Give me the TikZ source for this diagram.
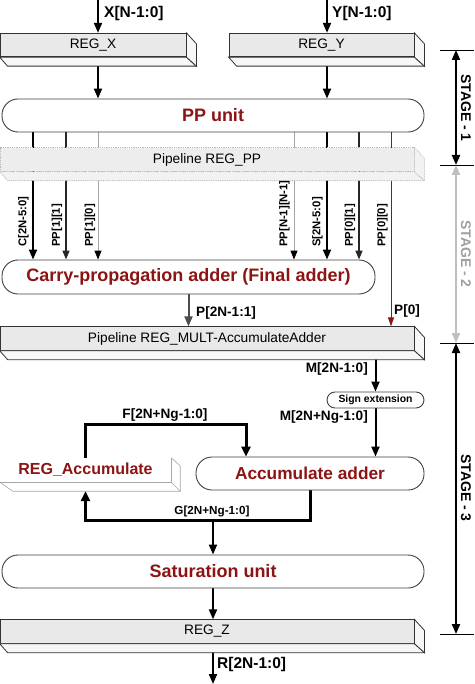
\documentclass[tikz,border=0pt]{standalone}
\usepackage{fontspec}
\setmainfont{Liberation Sans}
\usetikzlibrary{arrows.meta,calc}
\pgfdeclarelayer{bg}
\pgfsetlayers{bg,main}
\definecolor{dred}{RGB}{140,20,20}
\newcommand\regfaces[2]{%
  \draw[#2] (#1.south west) -- (#1.south east) -- ($(#1.south east)+(10,9)$) -- ($(#1.south west)+(8,9)$) -- cycle;
  \draw[#2] (#1.north east) -- ($(#1.north east)+(10,11)$) -- ($(#1.south east)+(10,9)$) -- (#1.south east) -- cycle;}
\begin{document}
\begin{tikzpicture}[x=1pt,y=-1pt,
  reg/.style={draw=black!80, line width=0.8pt, fill=gray!17, minimum height=23.5pt, inner sep=0pt, font=\fontsize{13.7}{16}\selectfont},
  face/.style={draw=black!80, line width=0.8pt, fill=gray!6},
  dface/.style={draw=gray!55, densely dotted, line width=0.8pt, fill=gray!10},
  pill/.style={draw=black!75, line width=0.9pt, fill=white, rounded corners=16pt, inner sep=0pt, minimum height=33pt, text=dred, font=\bfseries\fontsize{18}{20}\selectfont},
  lab/.style={inner sep=0pt, font=\bfseries\fontsize{13.6}{15}\selectfont},
  biglab/.style={inner sep=0pt, font=\bfseries\fontsize{15.5}{17}\selectfont},
  vlab/.style={inner sep=0pt, rotate=90, anchor=west, font=\bfseries\fontsize{11.3}{13}\selectfont},
  stlab/.style={inner sep=0pt, rotate=-90, font=\bfseries\fontsize{14}{16}\selectfont},
  arr/.style={-{Triangle[length=10pt,width=8pt]}, line width=2pt},
  marr/.style={-{Triangle[length=9pt,width=7pt]}, line width=1.5pt, draw=black!85},
  tarr/.style={-{Triangle[length=9pt,width=7pt,color=black]}, line width=1pt, draw=gray!70},
  loopln/.style={line width=3pt},
  sarr/.style={{Triangle[length=10pt,width=8pt]}-{Triangle[length=10pt,width=8pt]}, line width=2pt},
  tick/.style={line width=0.8pt}]
\useasboundingbox (0,0) rectangle (474,684);

% ---------- nodes ----------
\node[reg, minimum width=186pt] (regx) at (93,45) {REG\_X};
\node[reg, minimum width=185pt] (regy) at (321.5,45) {REG\_Y};
\node[pill, minimum width=422pt] (ppu) at (213,115.5) {PP unit};
\node[reg, minimum width=414pt, draw=gray!55, densely dotted, line width=0.8pt, fill=gray!14] (regpp) at (207,159.5) {Pipeline REG\_PP};
\node[pill, minimum width=373pt, minimum height=34pt] (cpa) at (188.5,277) {Carry-propagation adder (Final adder)};
\node[reg, minimum width=414pt] (regm) at (207,338.5) {Pipeline REG\_MULT-AccumulateAdder};
\node[pill, minimum width=97pt, minimum height=16pt, rounded corners=8pt, text=black, font=\bfseries\fontsize{10.4}{12}\selectfont] (sign) at (375.5,400) {Sign extension};
\node[pill, minimum width=228pt, font=\bfseries\fontsize{17.3}{20}\selectfont] (acc) at (310,473.5) {Accumulate adder};
\node[minimum width=171pt, minimum height=24pt, inner sep=0pt, text=dred, font=\bfseries\fontsize{16}{18}\selectfont] (regacc) at (85.5,470) {\raisebox{2pt}{REG\_Accumulate}};
\node[pill, minimum width=422pt] (sat) at (213,571.5) {Saturation unit};
\node[reg, minimum width=414pt] (regz) at (207,631.5) {REG\_Z};

% 3D faces
\regfaces{regx}{face}
\regfaces{regy}{face}
\regfaces{regpp}{dface}
\regfaces{regm}{face}
\regfaces{regz}{face}
\draw[gray!70, line width=0.6pt] (regacc.north east) -- (regacc.south east) -- (regacc.south west);
\draw[gray!70, line width=0.6pt] (regacc.south west) -- ($(regacc.south west)+(13,9)$) -- ($(regacc.south east)+(9,9)$) -- (regacc.south east);
\draw[gray!70, line width=0.6pt] (regacc.north east) -- ($(regacc.north east)+(9,8)$) -- ($(regacc.south east)+(9,9)$);

% ---------- coordinates ----------
\coordinate (xin) at (98,0);
\coordinate (yin) at (327,0);
\coordinate (c1) at (33,0);
\coordinate (c2) at (66,0);
\coordinate (c3) at (98,0);
\coordinate (c4) at (294,0);
\coordinate (c5) at (327,0);
\coordinate (c6) at (359,0);
\coordinate (c7) at (391,0);
\coordinate (fcorner) at (246,424);
\coordinate (gy) at (0,520);
\coordinate (rout) at (213,684);

% ---------- connectors ----------
\begin{pgfonlayer}{bg}
\draw[arr] (xin) -- (xin |- regx.north);
\draw[arr] (yin) -- (yin |- regy.north);
\draw[arr] (xin |- regx.south) -- (xin |- ppu.north);
\draw[arr] (yin |- regy.south) -- (yin |- ppu.north);
\draw[arr] (ppu.south -| c1) -- (cpa.north -| c1);
\draw[marr] (ppu.south -| c2) -- (cpa.north -| c2);
\draw[tarr] (ppu.south -| c3) -- (cpa.north -| c3);
\draw[tarr] (ppu.south -| c4) -- (cpa.north -| c4);
\draw[arr] (ppu.south -| c5) -- (cpa.north -| c5);
\draw[marr] (ppu.south -| c6) -- (cpa.north -| c6);
\draw[-{Triangle[length=9pt,width=6pt]}, line width=0.8pt, dred] (ppu.south -| c7) -- (regm.north -| c7);
\draw[-{Triangle[length=10pt,width=8pt]}, line width=2pt, draw=black!70, fill=black!70] (cpa.south) -- (cpa.south |- regm.north);
\draw[arr] (sign.north |- regm.south) -- (sign.north);
\draw[arr] (sign.south) -- (sign.south |- acc.north);
\draw[loopln, -{Triangle[length=10pt,width=9pt]}] (regacc.north) |- (fcorner) -- (fcorner |- acc.north);
\draw[loopln, -{Triangle[length=10pt,width=9pt]}] (acc.south) |- (regacc.south |- gy) -- ([yshift=-9pt]regacc.south);
\draw[arr] (sat.north |- gy) -- (sat.north);
\draw[arr] (sat.south) -- (sat.south |- regz.north);
\draw[arr] (sat.south |- regz.south) -- (rout);
\end{pgfonlayer}

% ---------- labels ----------
\node[biglab, anchor=west] (lx) at (104,13) {X[N-1:0]};
\node[biglab, anchor=west] (ly) at (332,13) {Y[N-1:0]};
\node[vlab] (l1) at (23.5,247) {C[2N-5:0]};
\node[vlab] (l2) at (57,247) {PP[1][1]};
\node[vlab] (l3) at (90,247) {PP[1][0]};
\node[vlab] (l4) at (284.5,247) {PP[N-1][N-1]};
\node[vlab] (l5) at (317.5,247) {S[2N-5:0]};
\node[vlab] (l6) at (350,247) {PP[0][1]};
\node[vlab] (l7) at (382.5,247) {PP[0][0]};
\node[lab, anchor=west] (lp) at (196,313) {P[2N-1:1]};
\node[lab, anchor=west] (lp0) at (394,311) {P[0]};
\node[lab, anchor=east] (lm) at (368,369) {M[2N-1:0]};
\node[lab, anchor=east] (lm2) at (368,417) {M[2N+Ng-1:0]};
\node[lab] (lf) at (165,415) {F[2N+Ng-1:0]};
\node[lab, font=\bfseries\fontsize{11.7}{13}\selectfont] (lg) at (212,511) {G[2N+Ng-1:0]};
\node[biglab, anchor=west] (lr) at (217,664) {R[2N-1:0]};

% ---------- stages ----------
\coordinate (s1) at (456,50);
\coordinate (s2) at (456,165);
\coordinate (s3) at (456,343);
\coordinate (s4) at (456,634);
\draw[tick] (440,50) -- (474,50);
\draw[tick] (440,165) -- (474,165);
\draw[tick] (440,343) -- (474,343);
\draw[tick] (440,634) -- (474,634);
\draw[sarr] (s1) -- (s2);
\draw[sarr, draw=gray!50, {Triangle[length=10pt,width=8pt,color=gray!50]}-{Triangle[length=10pt,width=8pt,color=gray!50]}] (s2) -- (s3);
\draw[sarr] (s3) -- (s4);
\node[stlab] (st1) at (466,108) {STAGE - 1};
\node[stlab, text=gray!75] (st2) at (466,254) {STAGE - 2};
\node[stlab] (st3) at (466,488) {STAGE - 3};
\end{tikzpicture}
\end{document}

**GOAL OF THE EXERCISE:** Pictures are excluded: retype only the lines from the beginning of the listing above through the line with "(0,0) rectangle (474,684);", both included.

**RESPONSE TO THE TASK:**
Give me the TikZ source for this diagram.
\documentclass[tikz,border=0pt]{standalone}
\usepackage{fontspec}
\setmainfont{Liberation Sans}
\usetikzlibrary{arrows.meta,calc}
\pgfdeclarelayer{bg}
\pgfsetlayers{bg,main}
\definecolor{dred}{RGB}{140,20,20}
\newcommand\regfaces[2]{%
  \draw[#2] (#1.south west) -- (#1.south east) -- ($(#1.south east)+(10,9)$) -- ($(#1.south west)+(8,9)$) -- cycle;
  \draw[#2] (#1.north east) -- ($(#1.north east)+(10,11)$) -- ($(#1.south east)+(10,9)$) -- (#1.south east) -- cycle;}
\begin{document}
\begin{tikzpicture}[x=1pt,y=-1pt,
  reg/.style={draw=black!80, line width=0.8pt, fill=gray!17, minimum height=23.5pt, inner sep=0pt, font=\fontsize{13.7}{16}\selectfont},
  face/.style={draw=black!80, line width=0.8pt, fill=gray!6},
  dface/.style={draw=gray!55, densely dotted, line width=0.8pt, fill=gray!10},
  pill/.style={draw=black!75, line width=0.9pt, fill=white, rounded corners=16pt, inner sep=0pt, minimum height=33pt, text=dred, font=\bfseries\fontsize{18}{20}\selectfont},
  lab/.style={inner sep=0pt, font=\bfseries\fontsize{13.6}{15}\selectfont},
  biglab/.style={inner sep=0pt, font=\bfseries\fontsize{15.5}{17}\selectfont},
  vlab/.style={inner sep=0pt, rotate=90, anchor=west, font=\bfseries\fontsize{11.3}{13}\selectfont},
  stlab/.style={inner sep=0pt, rotate=-90, font=\bfseries\fontsize{14}{16}\selectfont},
  arr/.style={-{Triangle[length=10pt,width=8pt]}, line width=2pt},
  marr/.style={-{Triangle[length=9pt,width=7pt]}, line width=1.5pt, draw=black!85},
  tarr/.style={-{Triangle[length=9pt,width=7pt,color=black]}, line width=1pt, draw=gray!70},
  loopln/.style={line width=3pt},
  sarr/.style={{Triangle[length=10pt,width=8pt]}-{Triangle[length=10pt,width=8pt]}, line width=2pt},
  tick/.style={line width=0.8pt}]
\useasboundingbox (0,0) rectangle (474,684);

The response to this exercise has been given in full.